» **CHALLENGE**
Nothing in the data should change when you return it, but leave the pictures out.

==============================

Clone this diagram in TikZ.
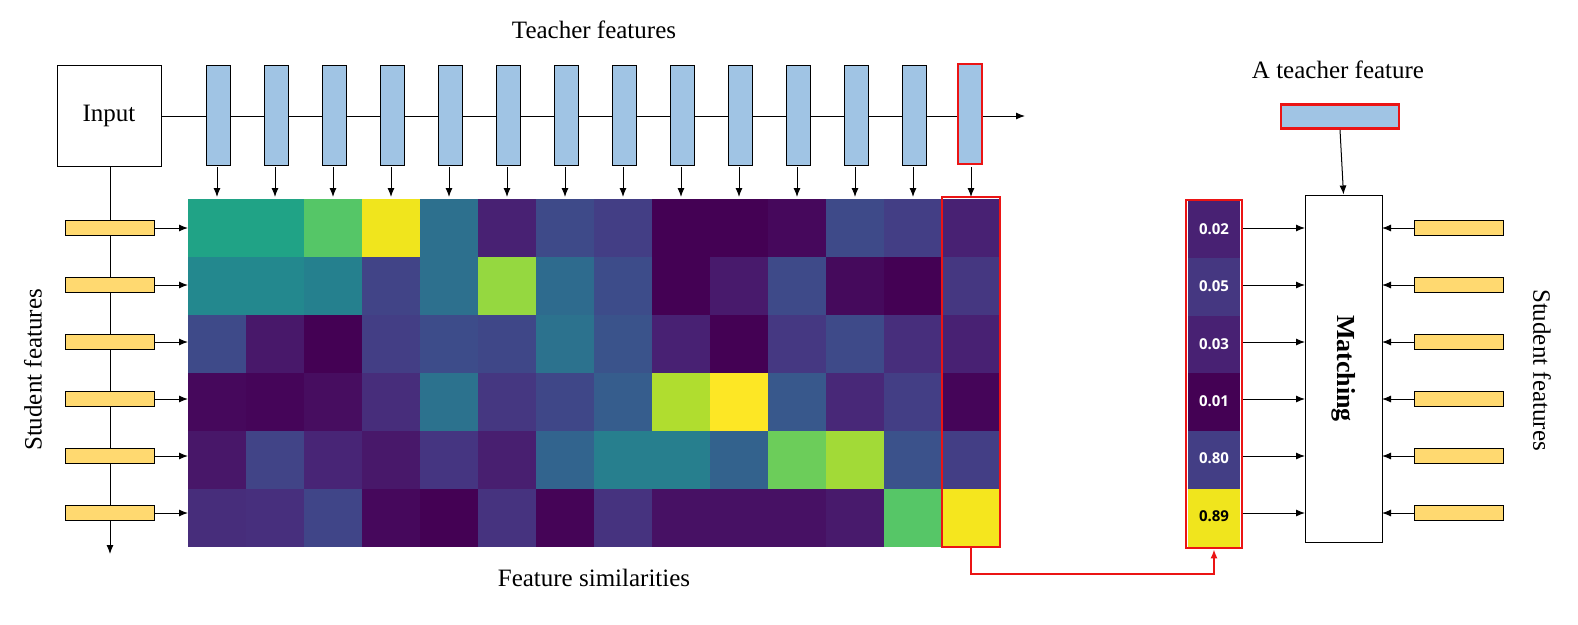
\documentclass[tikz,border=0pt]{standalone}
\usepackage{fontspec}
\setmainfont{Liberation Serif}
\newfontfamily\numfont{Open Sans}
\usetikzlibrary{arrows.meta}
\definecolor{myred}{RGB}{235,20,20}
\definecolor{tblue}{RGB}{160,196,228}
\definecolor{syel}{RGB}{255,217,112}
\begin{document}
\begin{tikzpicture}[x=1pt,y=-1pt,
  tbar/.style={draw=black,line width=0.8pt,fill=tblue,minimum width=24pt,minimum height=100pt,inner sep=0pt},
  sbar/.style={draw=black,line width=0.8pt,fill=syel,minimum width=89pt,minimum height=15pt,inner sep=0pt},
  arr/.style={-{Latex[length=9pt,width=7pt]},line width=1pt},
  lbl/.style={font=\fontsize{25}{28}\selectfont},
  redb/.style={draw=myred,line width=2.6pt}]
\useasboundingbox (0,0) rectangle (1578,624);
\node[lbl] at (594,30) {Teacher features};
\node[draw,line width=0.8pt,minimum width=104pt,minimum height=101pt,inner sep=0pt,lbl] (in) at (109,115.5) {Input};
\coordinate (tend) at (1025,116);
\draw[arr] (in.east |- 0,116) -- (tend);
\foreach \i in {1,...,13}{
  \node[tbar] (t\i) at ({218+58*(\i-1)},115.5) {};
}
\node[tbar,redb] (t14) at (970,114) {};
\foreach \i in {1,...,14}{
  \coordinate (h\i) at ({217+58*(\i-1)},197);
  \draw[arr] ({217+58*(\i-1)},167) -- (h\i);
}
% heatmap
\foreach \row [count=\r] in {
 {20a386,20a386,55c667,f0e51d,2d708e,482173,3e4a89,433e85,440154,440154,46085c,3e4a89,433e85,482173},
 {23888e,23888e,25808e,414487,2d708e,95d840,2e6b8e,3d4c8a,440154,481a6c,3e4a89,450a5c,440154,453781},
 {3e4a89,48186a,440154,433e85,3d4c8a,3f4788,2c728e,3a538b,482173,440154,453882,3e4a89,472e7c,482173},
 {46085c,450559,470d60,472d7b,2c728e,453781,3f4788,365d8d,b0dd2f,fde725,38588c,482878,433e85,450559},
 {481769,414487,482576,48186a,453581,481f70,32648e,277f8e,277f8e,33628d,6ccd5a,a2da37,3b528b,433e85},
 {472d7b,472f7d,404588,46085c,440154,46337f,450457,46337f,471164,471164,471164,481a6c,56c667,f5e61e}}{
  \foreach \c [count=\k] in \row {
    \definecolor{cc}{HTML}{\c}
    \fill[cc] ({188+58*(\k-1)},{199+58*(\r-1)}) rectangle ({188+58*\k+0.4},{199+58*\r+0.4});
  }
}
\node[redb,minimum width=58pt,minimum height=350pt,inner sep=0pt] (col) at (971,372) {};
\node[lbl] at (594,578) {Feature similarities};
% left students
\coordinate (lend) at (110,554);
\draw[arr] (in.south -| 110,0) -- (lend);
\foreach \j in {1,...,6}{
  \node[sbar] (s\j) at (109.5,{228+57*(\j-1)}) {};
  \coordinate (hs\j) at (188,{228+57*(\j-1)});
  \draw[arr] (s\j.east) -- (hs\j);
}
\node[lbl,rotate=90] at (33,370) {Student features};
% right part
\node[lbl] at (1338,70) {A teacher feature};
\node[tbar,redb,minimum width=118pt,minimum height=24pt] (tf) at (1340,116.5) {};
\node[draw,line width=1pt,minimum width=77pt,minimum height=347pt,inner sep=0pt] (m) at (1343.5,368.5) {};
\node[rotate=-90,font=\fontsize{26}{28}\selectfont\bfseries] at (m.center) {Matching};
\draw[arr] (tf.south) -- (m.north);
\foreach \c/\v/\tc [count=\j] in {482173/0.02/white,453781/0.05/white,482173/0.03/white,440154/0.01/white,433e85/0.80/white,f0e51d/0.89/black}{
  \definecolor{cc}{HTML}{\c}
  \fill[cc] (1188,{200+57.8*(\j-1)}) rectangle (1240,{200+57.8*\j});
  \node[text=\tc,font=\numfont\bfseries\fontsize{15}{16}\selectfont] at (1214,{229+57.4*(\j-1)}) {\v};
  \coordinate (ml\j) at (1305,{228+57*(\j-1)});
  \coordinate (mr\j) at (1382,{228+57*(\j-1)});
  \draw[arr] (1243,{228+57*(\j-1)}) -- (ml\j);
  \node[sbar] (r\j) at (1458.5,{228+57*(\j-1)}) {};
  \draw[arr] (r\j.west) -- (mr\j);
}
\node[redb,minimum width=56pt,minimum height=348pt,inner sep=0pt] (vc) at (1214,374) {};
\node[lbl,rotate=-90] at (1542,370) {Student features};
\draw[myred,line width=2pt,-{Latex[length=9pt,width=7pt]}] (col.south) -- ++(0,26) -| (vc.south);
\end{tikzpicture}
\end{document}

==============================

» **WRITTEN ANSWER**
Clone this diagram in TikZ.
\documentclass[tikz,border=0pt]{standalone}
\usepackage{fontspec}
\setmainfont{Liberation Serif}
\newfontfamily\numfont{Open Sans}
\usetikzlibrary{arrows.meta}
\definecolor{myred}{RGB}{235,20,20}
\definecolor{tblue}{RGB}{160,196,228}
\definecolor{syel}{RGB}{255,217,112}
\begin{document}
\begin{tikzpicture}[x=1pt,y=-1pt,
  tbar/.style={draw=black,line width=0.8pt,fill=tblue,minimum width=24pt,minimum height=100pt,inner sep=0pt},
  sbar/.style={draw=black,line width=0.8pt,fill=syel,minimum width=89pt,minimum height=15pt,inner sep=0pt},
  arr/.style={-{Latex[length=9pt,width=7pt]},line width=1pt},
  lbl/.style={font=\fontsize{25}{28}\selectfont},
  redb/.style={draw=myred,line width=2.6pt}]
\useasboundingbox (0,0) rectangle (1578,624);
\node[lbl] at (594,30) {Teacher features};
\node[draw,line width=0.8pt,minimum width=104pt,minimum height=101pt,inner sep=0pt,lbl] (in) at (109,115.5) {Input};
\coordinate (tend) at (1025,116);
\draw[arr] (in.east |- 0,116) -- (tend);
\foreach \i in {1,...,13}{
  \node[tbar] (t\i) at ({218+58*(\i-1)},115.5) {};
}
\node[tbar,redb] (t14) at (970,114) {};
\foreach \i in {1,...,14}{
  \coordinate (h\i) at ({217+58*(\i-1)},197);
  \draw[arr] ({217+58*(\i-1)},167) -- (h\i);
}
% heatmap
\foreach \row [count=\r] in {
 {20a386,20a386,55c667,f0e51d,2d708e,482173,3e4a89,433e85,440154,440154,46085c,3e4a89,433e85,482173},
 {23888e,23888e,25808e,414487,2d708e,95d840,2e6b8e,3d4c8a,440154,481a6c,3e4a89,450a5c,440154,453781},
 {3e4a89,48186a,440154,433e85,3d4c8a,3f4788,2c728e,3a538b,482173,440154,453882,3e4a89,472e7c,482173},
 {46085c,450559,470d60,472d7b,2c728e,453781,3f4788,365d8d,b0dd2f,fde725,38588c,482878,433e85,450559},
 {481769,414487,482576,48186a,453581,481f70,32648e,277f8e,277f8e,33628d,6ccd5a,a2da37,3b528b,433e85},
 {472d7b,472f7d,404588,46085c,440154,46337f,450457,46337f,471164,471164,471164,481a6c,56c667,f5e61e}}{
  \foreach \c [count=\k] in \row {
    \definecolor{cc}{HTML}{\c}
    \fill[cc] ({188+58*(\k-1)},{199+58*(\r-1)}) rectangle ({188+58*\k+0.4},{199+58*\r+0.4});
  }
}
\node[redb,minimum width=58pt,minimum height=350pt,inner sep=0pt] (col) at (971,372) {};
\node[lbl] at (594,578) {Feature similarities};
% left students
\coordinate (lend) at (110,554);
\draw[arr] (in.south -| 110,0) -- (lend);
\foreach \j in {1,...,6}{
  \node[sbar] (s\j) at (109.5,{228+57*(\j-1)}) {};
  \coordinate (hs\j) at (188,{228+57*(\j-1)});
  \draw[arr] (s\j.east) -- (hs\j);
}
\node[lbl,rotate=90] at (33,370) {Student features};
% right part
\node[lbl] at (1338,70) {A teacher feature};
\node[tbar,redb,minimum width=118pt,minimum height=24pt] (tf) at (1340,116.5) {};
\node[draw,line width=1pt,minimum width=77pt,minimum height=347pt,inner sep=0pt] (m) at (1343.5,368.5) {};
\node[rotate=-90,font=\fontsize{26}{28}\selectfont\bfseries] at (m.center) {Matching};
\draw[arr] (tf.south) -- (m.north);
\foreach \c/\v/\tc [count=\j] in {482173/0.02/white,453781/0.05/white,482173/0.03/white,440154/0.01/white,433e85/0.80/white,f0e51d/0.89/black}{
  \definecolor{cc}{HTML}{\c}
  \fill[cc] (1188,{200+57.8*(\j-1)}) rectangle (1240,{200+57.8*\j});
  \node[text=\tc,font=\numfont\bfseries\fontsize{15}{16}\selectfont] at (1214,{229+57.4*(\j-1)}) {\v};
  \coordinate (ml\j) at (1305,{228+57*(\j-1)});
  \coordinate (mr\j) at (1382,{228+57*(\j-1)});
  \draw[arr] (1243,{228+57*(\j-1)}) -- (ml\j);
  \node[sbar] (r\j) at (1458.5,{228+57*(\j-1)}) {};
  \draw[arr] (r\j.west) -- (mr\j);
}
\node[redb,minimum width=56pt,minimum height=348pt,inner sep=0pt] (vc) at (1214,374) {};
\node[lbl,rotate=-90] at (1542,370) {Student features};
\draw[myred,line width=2pt,-{Latex[length=9pt,width=7pt]}] (col.south) -- ++(0,26) -| (vc.south);
\end{tikzpicture}
\end{document}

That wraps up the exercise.